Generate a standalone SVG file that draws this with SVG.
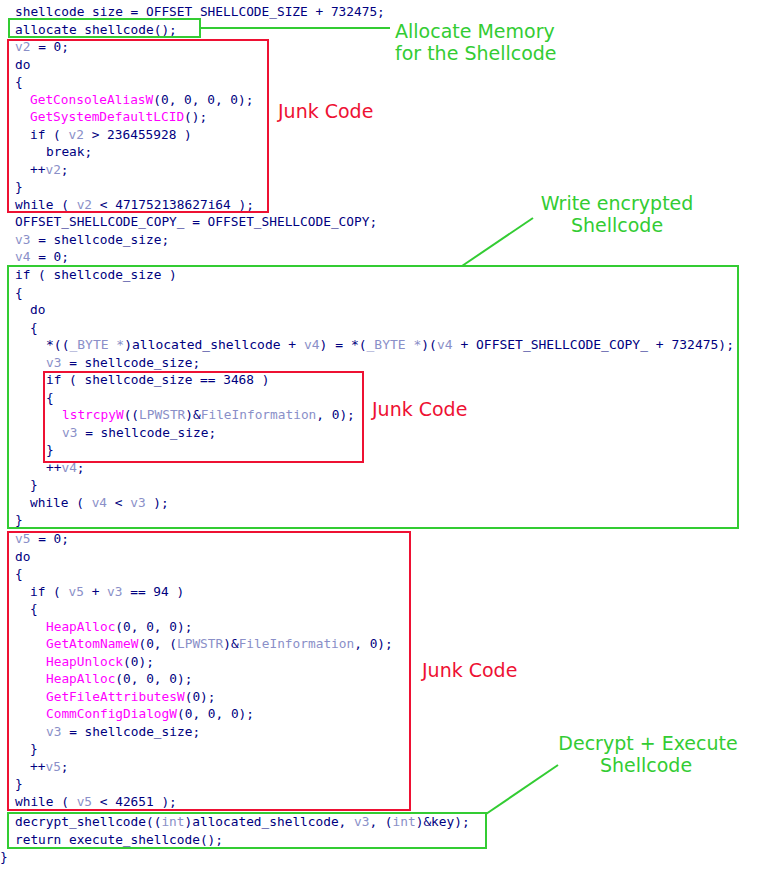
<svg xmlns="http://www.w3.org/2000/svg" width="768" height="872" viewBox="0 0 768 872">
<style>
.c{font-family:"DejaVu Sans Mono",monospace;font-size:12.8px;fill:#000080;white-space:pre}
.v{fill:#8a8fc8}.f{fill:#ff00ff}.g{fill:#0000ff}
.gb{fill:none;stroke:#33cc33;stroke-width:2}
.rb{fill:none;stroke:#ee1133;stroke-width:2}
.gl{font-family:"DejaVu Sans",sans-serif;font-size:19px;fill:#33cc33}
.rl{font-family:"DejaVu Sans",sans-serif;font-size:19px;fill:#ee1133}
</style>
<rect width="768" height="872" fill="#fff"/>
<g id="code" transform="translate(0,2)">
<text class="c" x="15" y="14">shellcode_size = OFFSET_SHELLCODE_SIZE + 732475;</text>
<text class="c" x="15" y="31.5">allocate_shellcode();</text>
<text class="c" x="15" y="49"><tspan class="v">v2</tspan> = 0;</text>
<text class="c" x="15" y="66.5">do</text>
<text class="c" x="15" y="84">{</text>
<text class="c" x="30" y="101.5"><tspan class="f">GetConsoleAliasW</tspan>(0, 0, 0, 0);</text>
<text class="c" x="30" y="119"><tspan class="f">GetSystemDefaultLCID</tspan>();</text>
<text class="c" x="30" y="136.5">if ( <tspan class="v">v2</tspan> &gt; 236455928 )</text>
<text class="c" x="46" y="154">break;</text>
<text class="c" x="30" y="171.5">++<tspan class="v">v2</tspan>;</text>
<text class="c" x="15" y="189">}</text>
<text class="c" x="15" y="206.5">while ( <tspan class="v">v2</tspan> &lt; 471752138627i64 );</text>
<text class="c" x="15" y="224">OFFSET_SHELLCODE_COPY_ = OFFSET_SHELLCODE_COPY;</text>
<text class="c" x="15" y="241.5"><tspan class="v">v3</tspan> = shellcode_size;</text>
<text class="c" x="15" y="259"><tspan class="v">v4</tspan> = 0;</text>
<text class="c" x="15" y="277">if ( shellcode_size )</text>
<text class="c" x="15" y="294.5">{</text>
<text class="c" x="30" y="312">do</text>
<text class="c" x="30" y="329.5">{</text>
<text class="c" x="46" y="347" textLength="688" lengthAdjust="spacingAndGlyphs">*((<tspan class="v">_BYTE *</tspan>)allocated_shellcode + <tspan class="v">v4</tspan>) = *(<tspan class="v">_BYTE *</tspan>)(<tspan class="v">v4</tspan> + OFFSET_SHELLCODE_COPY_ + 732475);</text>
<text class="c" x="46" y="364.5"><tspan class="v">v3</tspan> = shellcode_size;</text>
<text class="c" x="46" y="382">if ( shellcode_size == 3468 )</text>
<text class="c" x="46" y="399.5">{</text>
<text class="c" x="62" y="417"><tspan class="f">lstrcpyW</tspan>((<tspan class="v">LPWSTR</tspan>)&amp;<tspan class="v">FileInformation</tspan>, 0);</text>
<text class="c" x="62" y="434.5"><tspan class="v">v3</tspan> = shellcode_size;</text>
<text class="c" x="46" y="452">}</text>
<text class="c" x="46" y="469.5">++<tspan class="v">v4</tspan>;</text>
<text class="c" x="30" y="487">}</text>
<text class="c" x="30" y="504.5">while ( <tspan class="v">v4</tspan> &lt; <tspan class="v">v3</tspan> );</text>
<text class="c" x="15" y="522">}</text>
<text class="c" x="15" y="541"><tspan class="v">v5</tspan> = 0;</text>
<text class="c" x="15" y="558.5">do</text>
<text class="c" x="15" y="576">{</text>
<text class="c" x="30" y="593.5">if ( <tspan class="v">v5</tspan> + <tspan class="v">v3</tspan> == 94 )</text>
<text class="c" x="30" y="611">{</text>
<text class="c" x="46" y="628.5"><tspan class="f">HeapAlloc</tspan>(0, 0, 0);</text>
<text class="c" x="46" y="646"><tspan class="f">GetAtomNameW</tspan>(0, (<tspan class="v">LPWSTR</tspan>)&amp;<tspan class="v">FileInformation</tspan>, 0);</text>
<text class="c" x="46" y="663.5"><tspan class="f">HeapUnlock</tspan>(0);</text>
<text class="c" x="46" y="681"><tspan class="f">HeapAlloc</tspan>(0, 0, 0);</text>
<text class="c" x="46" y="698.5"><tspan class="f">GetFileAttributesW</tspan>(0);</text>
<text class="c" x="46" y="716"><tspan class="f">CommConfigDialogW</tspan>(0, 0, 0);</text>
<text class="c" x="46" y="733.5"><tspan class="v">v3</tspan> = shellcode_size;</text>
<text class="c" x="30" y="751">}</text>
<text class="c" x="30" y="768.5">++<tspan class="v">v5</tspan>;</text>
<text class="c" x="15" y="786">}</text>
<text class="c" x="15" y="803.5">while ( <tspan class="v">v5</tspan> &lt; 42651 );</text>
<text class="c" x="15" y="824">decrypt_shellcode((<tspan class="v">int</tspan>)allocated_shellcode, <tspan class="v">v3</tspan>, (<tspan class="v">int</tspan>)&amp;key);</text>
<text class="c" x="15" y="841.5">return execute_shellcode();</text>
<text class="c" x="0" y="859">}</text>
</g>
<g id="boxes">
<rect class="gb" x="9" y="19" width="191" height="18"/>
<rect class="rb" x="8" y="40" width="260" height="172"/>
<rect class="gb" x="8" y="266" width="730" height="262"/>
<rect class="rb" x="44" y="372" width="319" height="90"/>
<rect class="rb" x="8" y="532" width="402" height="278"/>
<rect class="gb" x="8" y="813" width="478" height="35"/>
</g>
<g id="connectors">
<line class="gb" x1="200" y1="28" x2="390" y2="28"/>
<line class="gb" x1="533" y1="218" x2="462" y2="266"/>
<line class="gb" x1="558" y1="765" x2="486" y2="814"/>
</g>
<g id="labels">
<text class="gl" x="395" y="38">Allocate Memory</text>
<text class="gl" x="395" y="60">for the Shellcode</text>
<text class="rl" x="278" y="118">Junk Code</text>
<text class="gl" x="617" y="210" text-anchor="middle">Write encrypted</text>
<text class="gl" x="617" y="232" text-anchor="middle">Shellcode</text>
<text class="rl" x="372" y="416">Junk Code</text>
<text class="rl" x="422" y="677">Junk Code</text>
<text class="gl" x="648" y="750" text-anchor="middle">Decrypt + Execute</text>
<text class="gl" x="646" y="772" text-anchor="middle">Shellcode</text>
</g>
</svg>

* * * * * * *

Challenge —
Repeat all of the data above word for word, minus the pictures.

Solved exercise —
Generate a standalone SVG file that draws this with SVG.
<svg xmlns="http://www.w3.org/2000/svg" width="768" height="872" viewBox="0 0 768 872">
<style>
.c{font-family:"DejaVu Sans Mono",monospace;font-size:12.8px;fill:#000080;white-space:pre}
.v{fill:#8a8fc8}.f{fill:#ff00ff}.g{fill:#0000ff}
.gb{fill:none;stroke:#33cc33;stroke-width:2}
.rb{fill:none;stroke:#ee1133;stroke-width:2}
.gl{font-family:"DejaVu Sans",sans-serif;font-size:19px;fill:#33cc33}
.rl{font-family:"DejaVu Sans",sans-serif;font-size:19px;fill:#ee1133}
</style>
<rect width="768" height="872" fill="#fff"/>
<g id="code" transform="translate(0,2)">
<text class="c" x="15" y="14">shellcode_size = OFFSET_SHELLCODE_SIZE + 732475;</text>
<text class="c" x="15" y="31.5">allocate_shellcode();</text>
<text class="c" x="15" y="49"><tspan class="v">v2</tspan> = 0;</text>
<text class="c" x="15" y="66.5">do</text>
<text class="c" x="15" y="84">{</text>
<text class="c" x="30" y="101.5"><tspan class="f">GetConsoleAliasW</tspan>(0, 0, 0, 0);</text>
<text class="c" x="30" y="119"><tspan class="f">GetSystemDefaultLCID</tspan>();</text>
<text class="c" x="30" y="136.5">if ( <tspan class="v">v2</tspan> &gt; 236455928 )</text>
<text class="c" x="46" y="154">break;</text>
<text class="c" x="30" y="171.5">++<tspan class="v">v2</tspan>;</text>
<text class="c" x="15" y="189">}</text>
<text class="c" x="15" y="206.5">while ( <tspan class="v">v2</tspan> &lt; 471752138627i64 );</text>
<text class="c" x="15" y="224">OFFSET_SHELLCODE_COPY_ = OFFSET_SHELLCODE_COPY;</text>
<text class="c" x="15" y="241.5"><tspan class="v">v3</tspan> = shellcode_size;</text>
<text class="c" x="15" y="259"><tspan class="v">v4</tspan> = 0;</text>
<text class="c" x="15" y="277">if ( shellcode_size )</text>
<text class="c" x="15" y="294.5">{</text>
<text class="c" x="30" y="312">do</text>
<text class="c" x="30" y="329.5">{</text>
<text class="c" x="46" y="347" textLength="688" lengthAdjust="spacingAndGlyphs">*((<tspan class="v">_BYTE *</tspan>)allocated_shellcode + <tspan class="v">v4</tspan>) = *(<tspan class="v">_BYTE *</tspan>)(<tspan class="v">v4</tspan> + OFFSET_SHELLCODE_COPY_ + 732475);</text>
<text class="c" x="46" y="364.5"><tspan class="v">v3</tspan> = shellcode_size;</text>
<text class="c" x="46" y="382">if ( shellcode_size == 3468 )</text>
<text class="c" x="46" y="399.5">{</text>
<text class="c" x="62" y="417"><tspan class="f">lstrcpyW</tspan>((<tspan class="v">LPWSTR</tspan>)&amp;<tspan class="v">FileInformation</tspan>, 0);</text>
<text class="c" x="62" y="434.5"><tspan class="v">v3</tspan> = shellcode_size;</text>
<text class="c" x="46" y="452">}</text>
<text class="c" x="46" y="469.5">++<tspan class="v">v4</tspan>;</text>
<text class="c" x="30" y="487">}</text>
<text class="c" x="30" y="504.5">while ( <tspan class="v">v4</tspan> &lt; <tspan class="v">v3</tspan> );</text>
<text class="c" x="15" y="522">}</text>
<text class="c" x="15" y="541"><tspan class="v">v5</tspan> = 0;</text>
<text class="c" x="15" y="558.5">do</text>
<text class="c" x="15" y="576">{</text>
<text class="c" x="30" y="593.5">if ( <tspan class="v">v5</tspan> + <tspan class="v">v3</tspan> == 94 )</text>
<text class="c" x="30" y="611">{</text>
<text class="c" x="46" y="628.5"><tspan class="f">HeapAlloc</tspan>(0, 0, 0);</text>
<text class="c" x="46" y="646"><tspan class="f">GetAtomNameW</tspan>(0, (<tspan class="v">LPWSTR</tspan>)&amp;<tspan class="v">FileInformation</tspan>, 0);</text>
<text class="c" x="46" y="663.5"><tspan class="f">HeapUnlock</tspan>(0);</text>
<text class="c" x="46" y="681"><tspan class="f">HeapAlloc</tspan>(0, 0, 0);</text>
<text class="c" x="46" y="698.5"><tspan class="f">GetFileAttributesW</tspan>(0);</text>
<text class="c" x="46" y="716"><tspan class="f">CommConfigDialogW</tspan>(0, 0, 0);</text>
<text class="c" x="46" y="733.5"><tspan class="v">v3</tspan> = shellcode_size;</text>
<text class="c" x="30" y="751">}</text>
<text class="c" x="30" y="768.5">++<tspan class="v">v5</tspan>;</text>
<text class="c" x="15" y="786">}</text>
<text class="c" x="15" y="803.5">while ( <tspan class="v">v5</tspan> &lt; 42651 );</text>
<text class="c" x="15" y="824">decrypt_shellcode((<tspan class="v">int</tspan>)allocated_shellcode, <tspan class="v">v3</tspan>, (<tspan class="v">int</tspan>)&amp;key);</text>
<text class="c" x="15" y="841.5">return execute_shellcode();</text>
<text class="c" x="0" y="859">}</text>
</g>
<g id="boxes">
<rect class="gb" x="9" y="19" width="191" height="18"/>
<rect class="rb" x="8" y="40" width="260" height="172"/>
<rect class="gb" x="8" y="266" width="730" height="262"/>
<rect class="rb" x="44" y="372" width="319" height="90"/>
<rect class="rb" x="8" y="532" width="402" height="278"/>
<rect class="gb" x="8" y="813" width="478" height="35"/>
</g>
<g id="connectors">
<line class="gb" x1="200" y1="28" x2="390" y2="28"/>
<line class="gb" x1="533" y1="218" x2="462" y2="266"/>
<line class="gb" x1="558" y1="765" x2="486" y2="814"/>
</g>
<g id="labels">
<text class="gl" x="395" y="38">Allocate Memory</text>
<text class="gl" x="395" y="60">for the Shellcode</text>
<text class="rl" x="278" y="118">Junk Code</text>
<text class="gl" x="617" y="210" text-anchor="middle">Write encrypted</text>
<text class="gl" x="617" y="232" text-anchor="middle">Shellcode</text>
<text class="rl" x="372" y="416">Junk Code</text>
<text class="rl" x="422" y="677">Junk Code</text>
<text class="gl" x="648" y="750" text-anchor="middle">Decrypt + Execute</text>
<text class="gl" x="646" y="772" text-anchor="middle">Shellcode</text>
</g>
</svg>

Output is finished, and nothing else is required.